Work to do:
Copy out the listing that follows, exact in every word, and skip the images.

--- Dataset section ---

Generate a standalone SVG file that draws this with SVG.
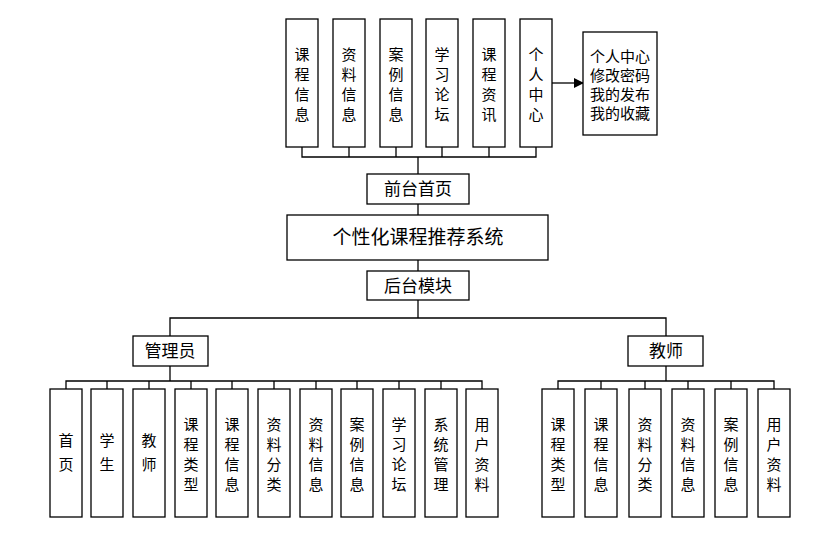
<svg xmlns="http://www.w3.org/2000/svg" width="833" height="541" viewBox="0 0 833 541">
<style>
rect{fill:#fff;stroke:#000;stroke-width:1.3}
text{font-family:"Noto Sans CJK SC",sans-serif;font-size:15px;fill:#000;text-anchor:middle}
.c line,.c polyline{stroke:#000;stroke-width:1.3;fill:none}
.t{font-size:17px}
</style>
<defs><marker id="a" markerWidth="10" markerHeight="10" refX="9" refY="5" orient="auto" markerUnits="userSpaceOnUse"><path d="M0,0L10,5L0,10z"/></marker></defs>
<g class="c">
<polyline points="302,147 302,157 536,157 536,147"/>
<line x1="349" y1="147" x2="349" y2="157"/><line x1="396" y1="147" x2="396" y2="157"/><line x1="442" y1="147" x2="442" y2="157"/><line x1="489" y1="147" x2="489" y2="157"/>
<line x1="418" y1="157" x2="418" y2="174" stroke-width="2"/>
<line x1="418" y1="204" x2="418" y2="215"/><line x1="418" y1="260" x2="418" y2="271"/><line x1="418" y1="300" x2="418" y2="318" stroke-width="2"/>
<polyline points="170,336 170,318 666,318 666,336"/>
<line x1="552" y1="83" x2="583" y2="83" stroke-width="2" marker-end="url(#a)"/>
<line x1="170" y1="366" x2="170" y2="381" stroke-width="2"/>
<polyline points="66,389 66,381 482,381 482,389"/>
<line x1="107" y1="381" x2="107" y2="389"/><line x1="149" y1="381" x2="149" y2="389"/><line x1="191" y1="381" x2="191" y2="389"/><line x1="232" y1="381" x2="232" y2="389"/><line x1="274" y1="381" x2="274" y2="389"/><line x1="316" y1="381" x2="316" y2="389"/><line x1="357" y1="381" x2="357" y2="389"/><line x1="399" y1="381" x2="399" y2="389"/><line x1="441" y1="381" x2="441" y2="389"/>
<line x1="666" y1="366" x2="666" y2="381" stroke-width="2"/>
<polyline points="558,389 558,381 774,381 774,389"/>
<line x1="601" y1="381" x2="601" y2="389"/><line x1="645" y1="381" x2="645" y2="389"/><line x1="688" y1="381" x2="688" y2="389"/><line x1="731" y1="381" x2="731" y2="389"/>
</g>
<g id="n1"><rect x="286" y="19" width="32" height="128"/><text x="302" y="60">课</text><text x="302" y="80">程</text><text x="302" y="100">信</text><text x="302" y="120">息</text></g>
<g id="n2"><rect x="333" y="19" width="32" height="128"/><text x="349" y="60">资</text><text x="349" y="80">料</text><text x="349" y="100">信</text><text x="349" y="120">息</text></g>
<g id="n3"><rect x="380" y="19" width="32" height="128"/><text x="396" y="60">案</text><text x="396" y="80">例</text><text x="396" y="100">信</text><text x="396" y="120">息</text></g>
<g id="n4"><rect x="426" y="19" width="32" height="128"/><text x="442" y="60">学</text><text x="442" y="80">习</text><text x="442" y="100">论</text><text x="442" y="120">坛</text></g>
<g id="n5"><rect x="473" y="19" width="32" height="128"/><text x="489" y="60">课</text><text x="489" y="80">程</text><text x="489" y="100">资</text><text x="489" y="120">讯</text></g>
<g id="n6"><rect x="520" y="19" width="32" height="128"/><text x="536" y="60">个</text><text x="536" y="80">人</text><text x="536" y="100">中</text><text x="536" y="120">心</text></g>
<g id="n7"><rect x="583" y="32" width="74" height="103"/><text x="620" y="62">个人中心</text><text x="620" y="81">修改密码</text><text x="620" y="100">我的发布</text><text x="620" y="119">我的收藏</text></g>
<g id="front"><rect x="367" y="174" width="102" height="30"/><text x="418" y="195" class="t">前台首页</text></g>
<g id="sys"><rect x="287" y="215" width="261" height="45"/><text x="418" y="244" style="font-size:19px">个性化课程推荐系统</text></g>
<g id="back"><rect x="367" y="271" width="102" height="29"/><text x="418" y="292" class="t">后台模块</text></g>
<g id="admin"><rect x="133" y="336" width="75" height="30"/><text x="170" y="357" class="t">管理员</text></g>
<g id="teacher"><rect x="628" y="336" width="75" height="30"/><text x="666" y="357" class="t">教师</text></g>
<g id="a1"><rect x="50" y="389" width="32" height="128"/><text x="66" y="446">首</text><text x="66" y="470">页</text></g>
<g id="a2"><rect x="91" y="389" width="32" height="128"/><text x="107" y="446">学</text><text x="107" y="470">生</text></g>
<g id="a3"><rect x="133" y="389" width="32" height="128"/><text x="149" y="446">教</text><text x="149" y="470">师</text></g>
<g id="a4"><rect x="175" y="389" width="32" height="128"/><text x="191" y="430">课</text><text x="191" y="450">程</text><text x="191" y="470">类</text><text x="191" y="490">型</text></g>
<g id="a5"><rect x="216" y="389" width="32" height="128"/><text x="232" y="430">课</text><text x="232" y="450">程</text><text x="232" y="470">信</text><text x="232" y="490">息</text></g>
<g id="a6"><rect x="258" y="389" width="32" height="128"/><text x="274" y="430">资</text><text x="274" y="450">料</text><text x="274" y="470">分</text><text x="274" y="490">类</text></g>
<g id="a7"><rect x="300" y="389" width="32" height="128"/><text x="316" y="430">资</text><text x="316" y="450">料</text><text x="316" y="470">信</text><text x="316" y="490">息</text></g>
<g id="a8"><rect x="341" y="389" width="32" height="128"/><text x="357" y="430">案</text><text x="357" y="450">例</text><text x="357" y="470">信</text><text x="357" y="490">息</text></g>
<g id="a9"><rect x="383" y="389" width="32" height="128"/><text x="399" y="430">学</text><text x="399" y="450">习</text><text x="399" y="470">论</text><text x="399" y="490">坛</text></g>
<g id="a10"><rect x="425" y="389" width="32" height="128"/><text x="441" y="430">系</text><text x="441" y="450">统</text><text x="441" y="470">管</text><text x="441" y="490">理</text></g>
<g id="a11"><rect x="466" y="389" width="32" height="128"/><text x="482" y="430">用</text><text x="482" y="450">户</text><text x="482" y="470">资</text><text x="482" y="490">料</text></g>
<g id="t1"><rect x="542" y="389" width="32" height="128"/><text x="558" y="430">课</text><text x="558" y="450">程</text><text x="558" y="470">类</text><text x="558" y="490">型</text></g>
<g id="t2"><rect x="585" y="389" width="32" height="128"/><text x="601" y="430">课</text><text x="601" y="450">程</text><text x="601" y="470">信</text><text x="601" y="490">息</text></g>
<g id="t3"><rect x="629" y="389" width="32" height="128"/><text x="645" y="430">资</text><text x="645" y="450">料</text><text x="645" y="470">分</text><text x="645" y="490">类</text></g>
<g id="t4"><rect x="672" y="389" width="32" height="128"/><text x="688" y="430">资</text><text x="688" y="450">料</text><text x="688" y="470">信</text><text x="688" y="490">息</text></g>
<g id="t5"><rect x="715" y="389" width="32" height="128"/><text x="731" y="430">案</text><text x="731" y="450">例</text><text x="731" y="470">信</text><text x="731" y="490">息</text></g>
<g id="t6"><rect x="758" y="389" width="32" height="128"/><text x="774" y="430">用</text><text x="774" y="450">户</text><text x="774" y="470">资</text><text x="774" y="490">料</text></g>
</svg>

---

Completed exercise:
Generate a standalone SVG file that draws this with SVG.
<svg xmlns="http://www.w3.org/2000/svg" width="833" height="541" viewBox="0 0 833 541">
<style>
rect{fill:#fff;stroke:#000;stroke-width:1.3}
text{font-family:"Noto Sans CJK SC",sans-serif;font-size:15px;fill:#000;text-anchor:middle}
.c line,.c polyline{stroke:#000;stroke-width:1.3;fill:none}
.t{font-size:17px}
</style>
<defs><marker id="a" markerWidth="10" markerHeight="10" refX="9" refY="5" orient="auto" markerUnits="userSpaceOnUse"><path d="M0,0L10,5L0,10z"/></marker></defs>
<g class="c">
<polyline points="302,147 302,157 536,157 536,147"/>
<line x1="349" y1="147" x2="349" y2="157"/><line x1="396" y1="147" x2="396" y2="157"/><line x1="442" y1="147" x2="442" y2="157"/><line x1="489" y1="147" x2="489" y2="157"/>
<line x1="418" y1="157" x2="418" y2="174" stroke-width="2"/>
<line x1="418" y1="204" x2="418" y2="215"/><line x1="418" y1="260" x2="418" y2="271"/><line x1="418" y1="300" x2="418" y2="318" stroke-width="2"/>
<polyline points="170,336 170,318 666,318 666,336"/>
<line x1="552" y1="83" x2="583" y2="83" stroke-width="2" marker-end="url(#a)"/>
<line x1="170" y1="366" x2="170" y2="381" stroke-width="2"/>
<polyline points="66,389 66,381 482,381 482,389"/>
<line x1="107" y1="381" x2="107" y2="389"/><line x1="149" y1="381" x2="149" y2="389"/><line x1="191" y1="381" x2="191" y2="389"/><line x1="232" y1="381" x2="232" y2="389"/><line x1="274" y1="381" x2="274" y2="389"/><line x1="316" y1="381" x2="316" y2="389"/><line x1="357" y1="381" x2="357" y2="389"/><line x1="399" y1="381" x2="399" y2="389"/><line x1="441" y1="381" x2="441" y2="389"/>
<line x1="666" y1="366" x2="666" y2="381" stroke-width="2"/>
<polyline points="558,389 558,381 774,381 774,389"/>
<line x1="601" y1="381" x2="601" y2="389"/><line x1="645" y1="381" x2="645" y2="389"/><line x1="688" y1="381" x2="688" y2="389"/><line x1="731" y1="381" x2="731" y2="389"/>
</g>
<g id="n1"><rect x="286" y="19" width="32" height="128"/><text x="302" y="60">课</text><text x="302" y="80">程</text><text x="302" y="100">信</text><text x="302" y="120">息</text></g>
<g id="n2"><rect x="333" y="19" width="32" height="128"/><text x="349" y="60">资</text><text x="349" y="80">料</text><text x="349" y="100">信</text><text x="349" y="120">息</text></g>
<g id="n3"><rect x="380" y="19" width="32" height="128"/><text x="396" y="60">案</text><text x="396" y="80">例</text><text x="396" y="100">信</text><text x="396" y="120">息</text></g>
<g id="n4"><rect x="426" y="19" width="32" height="128"/><text x="442" y="60">学</text><text x="442" y="80">习</text><text x="442" y="100">论</text><text x="442" y="120">坛</text></g>
<g id="n5"><rect x="473" y="19" width="32" height="128"/><text x="489" y="60">课</text><text x="489" y="80">程</text><text x="489" y="100">资</text><text x="489" y="120">讯</text></g>
<g id="n6"><rect x="520" y="19" width="32" height="128"/><text x="536" y="60">个</text><text x="536" y="80">人</text><text x="536" y="100">中</text><text x="536" y="120">心</text></g>
<g id="n7"><rect x="583" y="32" width="74" height="103"/><text x="620" y="62">个人中心</text><text x="620" y="81">修改密码</text><text x="620" y="100">我的发布</text><text x="620" y="119">我的收藏</text></g>
<g id="front"><rect x="367" y="174" width="102" height="30"/><text x="418" y="195" class="t">前台首页</text></g>
<g id="sys"><rect x="287" y="215" width="261" height="45"/><text x="418" y="244" style="font-size:19px">个性化课程推荐系统</text></g>
<g id="back"><rect x="367" y="271" width="102" height="29"/><text x="418" y="292" class="t">后台模块</text></g>
<g id="admin"><rect x="133" y="336" width="75" height="30"/><text x="170" y="357" class="t">管理员</text></g>
<g id="teacher"><rect x="628" y="336" width="75" height="30"/><text x="666" y="357" class="t">教师</text></g>
<g id="a1"><rect x="50" y="389" width="32" height="128"/><text x="66" y="446">首</text><text x="66" y="470">页</text></g>
<g id="a2"><rect x="91" y="389" width="32" height="128"/><text x="107" y="446">学</text><text x="107" y="470">生</text></g>
<g id="a3"><rect x="133" y="389" width="32" height="128"/><text x="149" y="446">教</text><text x="149" y="470">师</text></g>
<g id="a4"><rect x="175" y="389" width="32" height="128"/><text x="191" y="430">课</text><text x="191" y="450">程</text><text x="191" y="470">类</text><text x="191" y="490">型</text></g>
<g id="a5"><rect x="216" y="389" width="32" height="128"/><text x="232" y="430">课</text><text x="232" y="450">程</text><text x="232" y="470">信</text><text x="232" y="490">息</text></g>
<g id="a6"><rect x="258" y="389" width="32" height="128"/><text x="274" y="430">资</text><text x="274" y="450">料</text><text x="274" y="470">分</text><text x="274" y="490">类</text></g>
<g id="a7"><rect x="300" y="389" width="32" height="128"/><text x="316" y="430">资</text><text x="316" y="450">料</text><text x="316" y="470">信</text><text x="316" y="490">息</text></g>
<g id="a8"><rect x="341" y="389" width="32" height="128"/><text x="357" y="430">案</text><text x="357" y="450">例</text><text x="357" y="470">信</text><text x="357" y="490">息</text></g>
<g id="a9"><rect x="383" y="389" width="32" height="128"/><text x="399" y="430">学</text><text x="399" y="450">习</text><text x="399" y="470">论</text><text x="399" y="490">坛</text></g>
<g id="a10"><rect x="425" y="389" width="32" height="128"/><text x="441" y="430">系</text><text x="441" y="450">统</text><text x="441" y="470">管</text><text x="441" y="490">理</text></g>
<g id="a11"><rect x="466" y="389" width="32" height="128"/><text x="482" y="430">用</text><text x="482" y="450">户</text><text x="482" y="470">资</text><text x="482" y="490">料</text></g>
<g id="t1"><rect x="542" y="389" width="32" height="128"/><text x="558" y="430">课</text><text x="558" y="450">程</text><text x="558" y="470">类</text><text x="558" y="490">型</text></g>
<g id="t2"><rect x="585" y="389" width="32" height="128"/><text x="601" y="430">课</text><text x="601" y="450">程</text><text x="601" y="470">信</text><text x="601" y="490">息</text></g>
<g id="t3"><rect x="629" y="389" width="32" height="128"/><text x="645" y="430">资</text><text x="645" y="450">料</text><text x="645" y="470">分</text><text x="645" y="490">类</text></g>
<g id="t4"><rect x="672" y="389" width="32" height="128"/><text x="688" y="430">资</text><text x="688" y="450">料</text><text x="688" y="470">信</text><text x="688" y="490">息</text></g>
<g id="t5"><rect x="715" y="389" width="32" height="128"/><text x="731" y="430">案</text><text x="731" y="450">例</text><text x="731" y="470">信</text><text x="731" y="490">息</text></g>
<g id="t6"><rect x="758" y="389" width="32" height="128"/><text x="774" y="430">用</text><text x="774" y="450">户</text><text x="774" y="470">资</text><text x="774" y="490">料</text></g>
</svg>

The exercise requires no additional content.